Answer

**step1** Understanding the problem

The problem asks us to simplify a complex fraction. This means we need to perform the division of two algebraic fractions and express the result in its simplest form. The given expression is:
$$\frac{\frac{k+5}{32k}}{\frac{5k-1}{8k}}$$

**step2** Rewriting division as multiplication

In mathematics, dividing by a fraction is equivalent to multiplying by the reciprocal of that fraction. The reciprocal of a fraction is obtained by swapping its numerator and its denominator.
The first fraction is $$\frac{k+5}{32k}$$.
The second fraction is $$\frac{5k-1}{8k}$$.
The reciprocal of the second fraction $$\frac{5k-1}{8k}$$ is $$\frac{8k}{5k-1}$$.
Therefore, we can rewrite the division problem as a multiplication problem:
$$\frac{k+5}{32k} \times \frac{8k}{5k-1}$$

**step3** Multiplying the fractions

To multiply two fractions, we multiply their numerators together and their denominators together.
The product of the numerators is $$(k+5) \times (8k)$$.
The product of the denominators is $$(32k) \times (5k-1)$$.
So, the expression becomes:
$$\frac{8k(k+5)}{32k(5k-1)}$$

**step4** Simplifying the expression by identifying common factors

Now, we need to simplify the resulting fraction.

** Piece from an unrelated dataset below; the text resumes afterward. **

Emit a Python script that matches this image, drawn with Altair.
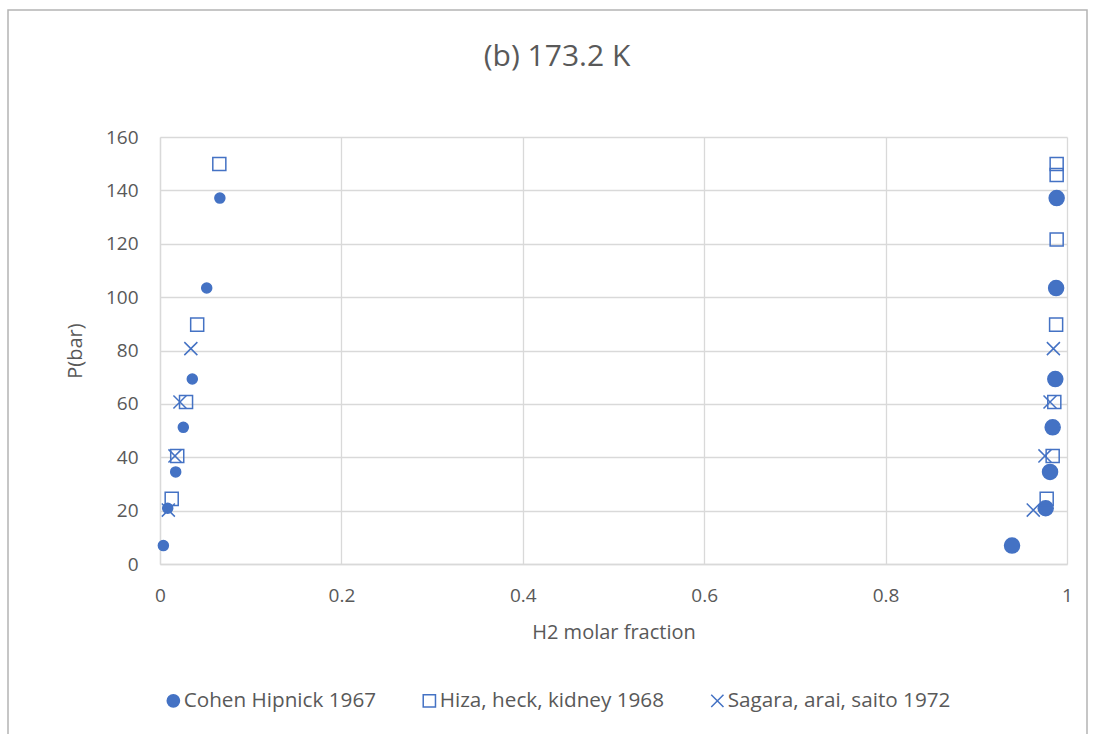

We look for common factors in the numerator and the denominator that can be cancelled out.
In the numerator, we have $$8k$$ and $$(k+5)$$.
In the denominator, we have $$32k$$ and $$(5k-1)$$.
We can observe that $$8k$$ is a common term that appears in both the numerator and the denominator (since $$32k$$ is a multiple of $$8k$$).
To make this clear, we can rewrite $$32k$$ as a product: $$32k = 4 \times 8k$$.
So, the expression can be written as:
$$\frac{8k(k+5)}{4 \times 8k(5k-1)}$$

**step5** Canceling out common factors

Since $$8k$$ is a common factor in both the numerator and the denominator, we can cancel them out. (This cancellation is valid as long as $$k \neq 0$$, which is implied in such problems to avoid division by zero).
$$\frac{\cancel{8k}(k+5)}{4 \times \cancel{8k}(5k-1)}$$
After canceling $$8k$$ from both the numerator and the denominator, the expression simplifies to:
$$\frac{k+5}{4(5k-1)}$$

**step6** Final simplified expression

The simplified form of the given expression is:
$$\frac{k+5}{4(5k-1)}$$
This expression cannot be simplified further because there are no more common factors between the numerator $$(k+5)$$ and the denominator $$4(5k-1)$$.